- **Required work**
Look through the material below and copy exactly the lines from the line with "Convert this chart to matplotlib code." to the line with "1.89, 1.80, 1.51, 1.08, 0.27]", those two lines included.

- **Given records**
....
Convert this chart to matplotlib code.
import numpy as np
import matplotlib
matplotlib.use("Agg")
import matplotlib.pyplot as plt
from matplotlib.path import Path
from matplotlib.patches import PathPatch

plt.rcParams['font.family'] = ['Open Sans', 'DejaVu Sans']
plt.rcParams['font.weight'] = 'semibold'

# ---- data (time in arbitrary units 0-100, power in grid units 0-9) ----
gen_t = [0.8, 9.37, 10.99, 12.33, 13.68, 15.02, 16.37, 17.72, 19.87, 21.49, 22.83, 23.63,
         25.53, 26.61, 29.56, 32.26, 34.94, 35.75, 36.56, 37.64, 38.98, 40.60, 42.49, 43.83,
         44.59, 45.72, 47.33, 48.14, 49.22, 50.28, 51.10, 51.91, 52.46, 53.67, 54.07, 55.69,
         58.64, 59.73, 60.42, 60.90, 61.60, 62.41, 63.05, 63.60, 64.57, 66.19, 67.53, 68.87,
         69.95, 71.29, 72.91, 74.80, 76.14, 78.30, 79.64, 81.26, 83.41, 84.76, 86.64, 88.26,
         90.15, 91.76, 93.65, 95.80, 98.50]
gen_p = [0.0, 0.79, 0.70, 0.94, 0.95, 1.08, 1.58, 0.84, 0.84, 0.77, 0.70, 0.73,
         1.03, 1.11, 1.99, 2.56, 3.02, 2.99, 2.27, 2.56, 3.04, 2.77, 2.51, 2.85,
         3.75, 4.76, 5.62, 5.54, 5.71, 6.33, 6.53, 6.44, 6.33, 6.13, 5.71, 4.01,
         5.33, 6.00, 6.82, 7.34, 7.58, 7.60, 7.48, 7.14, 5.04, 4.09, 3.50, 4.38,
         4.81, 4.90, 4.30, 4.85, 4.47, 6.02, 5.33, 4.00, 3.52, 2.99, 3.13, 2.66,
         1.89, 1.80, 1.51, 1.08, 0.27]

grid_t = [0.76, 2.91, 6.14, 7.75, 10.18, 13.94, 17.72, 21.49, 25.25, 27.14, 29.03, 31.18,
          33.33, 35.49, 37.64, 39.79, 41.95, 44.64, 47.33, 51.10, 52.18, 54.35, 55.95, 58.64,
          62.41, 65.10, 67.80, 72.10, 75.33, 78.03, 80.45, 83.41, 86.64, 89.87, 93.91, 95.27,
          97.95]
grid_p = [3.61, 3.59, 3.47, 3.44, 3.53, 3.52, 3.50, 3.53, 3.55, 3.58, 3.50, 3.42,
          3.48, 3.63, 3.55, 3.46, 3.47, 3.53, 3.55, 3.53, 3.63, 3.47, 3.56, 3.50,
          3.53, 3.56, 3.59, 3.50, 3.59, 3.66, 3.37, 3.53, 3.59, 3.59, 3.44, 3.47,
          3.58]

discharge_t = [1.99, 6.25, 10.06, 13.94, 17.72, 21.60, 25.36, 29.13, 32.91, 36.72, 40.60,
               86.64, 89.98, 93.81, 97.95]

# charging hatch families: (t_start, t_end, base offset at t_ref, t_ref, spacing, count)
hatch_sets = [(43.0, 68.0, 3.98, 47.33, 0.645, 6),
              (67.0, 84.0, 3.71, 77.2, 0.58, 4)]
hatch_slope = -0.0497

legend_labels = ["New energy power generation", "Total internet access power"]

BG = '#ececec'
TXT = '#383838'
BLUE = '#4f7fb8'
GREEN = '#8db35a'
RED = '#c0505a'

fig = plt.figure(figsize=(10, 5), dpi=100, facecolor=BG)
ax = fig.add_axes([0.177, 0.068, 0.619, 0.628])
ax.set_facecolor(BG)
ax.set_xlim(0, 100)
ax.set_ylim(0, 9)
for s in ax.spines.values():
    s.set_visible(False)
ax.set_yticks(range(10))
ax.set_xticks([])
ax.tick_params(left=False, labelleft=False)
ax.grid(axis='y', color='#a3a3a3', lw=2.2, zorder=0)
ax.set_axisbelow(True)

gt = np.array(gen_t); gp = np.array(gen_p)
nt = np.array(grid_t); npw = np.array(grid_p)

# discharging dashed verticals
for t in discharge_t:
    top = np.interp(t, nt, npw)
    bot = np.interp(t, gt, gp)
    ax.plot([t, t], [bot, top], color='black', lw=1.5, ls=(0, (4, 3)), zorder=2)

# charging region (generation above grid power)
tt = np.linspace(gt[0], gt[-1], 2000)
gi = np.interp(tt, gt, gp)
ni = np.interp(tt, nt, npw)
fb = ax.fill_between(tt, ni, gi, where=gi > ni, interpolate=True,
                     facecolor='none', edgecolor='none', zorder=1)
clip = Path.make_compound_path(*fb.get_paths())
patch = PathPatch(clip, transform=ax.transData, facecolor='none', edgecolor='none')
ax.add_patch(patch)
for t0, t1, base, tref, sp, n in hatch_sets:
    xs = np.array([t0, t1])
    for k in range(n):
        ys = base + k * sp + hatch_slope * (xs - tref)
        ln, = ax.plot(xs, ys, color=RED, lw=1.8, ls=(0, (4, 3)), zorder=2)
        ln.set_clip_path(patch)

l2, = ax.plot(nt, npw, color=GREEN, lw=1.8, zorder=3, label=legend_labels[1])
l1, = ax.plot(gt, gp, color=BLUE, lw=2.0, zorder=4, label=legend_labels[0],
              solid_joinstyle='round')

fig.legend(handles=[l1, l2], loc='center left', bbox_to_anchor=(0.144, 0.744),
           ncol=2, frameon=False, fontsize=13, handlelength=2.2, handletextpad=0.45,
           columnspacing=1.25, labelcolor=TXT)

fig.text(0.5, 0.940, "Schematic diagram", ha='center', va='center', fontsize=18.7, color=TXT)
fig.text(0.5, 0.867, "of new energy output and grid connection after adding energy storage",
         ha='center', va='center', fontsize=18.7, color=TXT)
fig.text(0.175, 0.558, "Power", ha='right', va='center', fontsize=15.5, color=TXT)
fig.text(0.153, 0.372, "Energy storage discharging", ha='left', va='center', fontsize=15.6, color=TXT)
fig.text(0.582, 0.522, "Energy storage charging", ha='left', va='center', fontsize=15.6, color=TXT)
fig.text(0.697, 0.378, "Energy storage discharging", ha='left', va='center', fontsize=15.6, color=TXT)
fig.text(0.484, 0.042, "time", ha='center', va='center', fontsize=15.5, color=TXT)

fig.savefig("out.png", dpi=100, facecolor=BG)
....
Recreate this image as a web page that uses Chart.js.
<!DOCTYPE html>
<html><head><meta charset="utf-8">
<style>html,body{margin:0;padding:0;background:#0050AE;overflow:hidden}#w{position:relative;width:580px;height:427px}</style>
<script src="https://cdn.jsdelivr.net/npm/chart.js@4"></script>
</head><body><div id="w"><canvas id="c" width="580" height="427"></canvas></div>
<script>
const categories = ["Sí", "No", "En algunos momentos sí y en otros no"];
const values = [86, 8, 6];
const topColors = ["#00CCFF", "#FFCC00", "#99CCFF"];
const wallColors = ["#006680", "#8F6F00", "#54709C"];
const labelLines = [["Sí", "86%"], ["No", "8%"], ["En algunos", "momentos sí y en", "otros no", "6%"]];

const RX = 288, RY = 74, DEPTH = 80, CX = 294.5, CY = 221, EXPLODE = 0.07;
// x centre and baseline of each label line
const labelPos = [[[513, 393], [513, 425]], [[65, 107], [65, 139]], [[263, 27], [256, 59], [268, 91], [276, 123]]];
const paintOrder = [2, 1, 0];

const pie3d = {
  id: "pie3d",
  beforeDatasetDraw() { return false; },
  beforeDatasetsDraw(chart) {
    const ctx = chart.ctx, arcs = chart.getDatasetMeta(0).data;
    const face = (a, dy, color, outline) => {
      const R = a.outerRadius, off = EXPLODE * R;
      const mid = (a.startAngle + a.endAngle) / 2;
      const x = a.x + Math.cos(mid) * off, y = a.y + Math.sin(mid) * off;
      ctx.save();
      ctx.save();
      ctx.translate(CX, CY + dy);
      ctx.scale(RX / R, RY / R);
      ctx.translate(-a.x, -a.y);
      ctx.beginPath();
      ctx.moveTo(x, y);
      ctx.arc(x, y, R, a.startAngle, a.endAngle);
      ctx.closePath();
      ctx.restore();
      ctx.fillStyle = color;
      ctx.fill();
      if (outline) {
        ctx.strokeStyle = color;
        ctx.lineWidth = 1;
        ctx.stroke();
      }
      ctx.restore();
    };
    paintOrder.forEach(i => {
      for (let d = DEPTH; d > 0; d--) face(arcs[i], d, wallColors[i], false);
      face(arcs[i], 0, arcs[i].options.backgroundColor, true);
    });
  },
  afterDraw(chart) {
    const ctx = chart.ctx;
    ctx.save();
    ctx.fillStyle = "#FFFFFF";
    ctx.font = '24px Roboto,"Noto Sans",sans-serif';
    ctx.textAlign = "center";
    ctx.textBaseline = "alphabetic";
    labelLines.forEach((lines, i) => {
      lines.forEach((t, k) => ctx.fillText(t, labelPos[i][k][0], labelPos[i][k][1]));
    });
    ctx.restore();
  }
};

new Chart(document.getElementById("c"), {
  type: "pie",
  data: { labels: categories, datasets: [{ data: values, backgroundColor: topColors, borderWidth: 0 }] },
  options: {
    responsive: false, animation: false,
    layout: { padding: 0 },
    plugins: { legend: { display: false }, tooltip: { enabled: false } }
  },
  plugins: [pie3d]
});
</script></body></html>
....
- **Complete response**
Convert this chart to matplotlib code.
import numpy as np
import matplotlib
matplotlib.use("Agg")
import matplotlib.pyplot as plt
from matplotlib.path import Path
from matplotlib.patches import PathPatch

plt.rcParams['font.family'] = ['Open Sans', 'DejaVu Sans']
plt.rcParams['font.weight'] = 'semibold'

# ---- data (time in arbitrary units 0-100, power in grid units 0-9) ----
gen_t = [0.8, 9.37, 10.99, 12.33, 13.68, 15.02, 16.37, 17.72, 19.87, 21.49, 22.83, 23.63,
         25.53, 26.61, 29.56, 32.26, 34.94, 35.75, 36.56, 37.64, 38.98, 40.60, 42.49, 43.83,
         44.59, 45.72, 47.33, 48.14, 49.22, 50.28, 51.10, 51.91, 52.46, 53.67, 54.07, 55.69,
         58.64, 59.73, 60.42, 60.90, 61.60, 62.41, 63.05, 63.60, 64.57, 66.19, 67.53, 68.87,
         69.95, 71.29, 72.91, 74.80, 76.14, 78.30, 79.64, 81.26, 83.41, 84.76, 86.64, 88.26,
         90.15, 91.76, 93.65, 95.80, 98.50]
gen_p = [0.0, 0.79, 0.70, 0.94, 0.95, 1.08, 1.58, 0.84, 0.84, 0.77, 0.70, 0.73,
         1.03, 1.11, 1.99, 2.56, 3.02, 2.99, 2.27, 2.56, 3.04, 2.77, 2.51, 2.85,
         3.75, 4.76, 5.62, 5.54, 5.71, 6.33, 6.53, 6.44, 6.33, 6.13, 5.71, 4.01,
         5.33, 6.00, 6.82, 7.34, 7.58, 7.60, 7.48, 7.14, 5.04, 4.09, 3.50, 4.38,
         4.81, 4.90, 4.30, 4.85, 4.47, 6.02, 5.33, 4.00, 3.52, 2.99, 3.13, 2.66,
         1.89, 1.80, 1.51, 1.08, 0.27]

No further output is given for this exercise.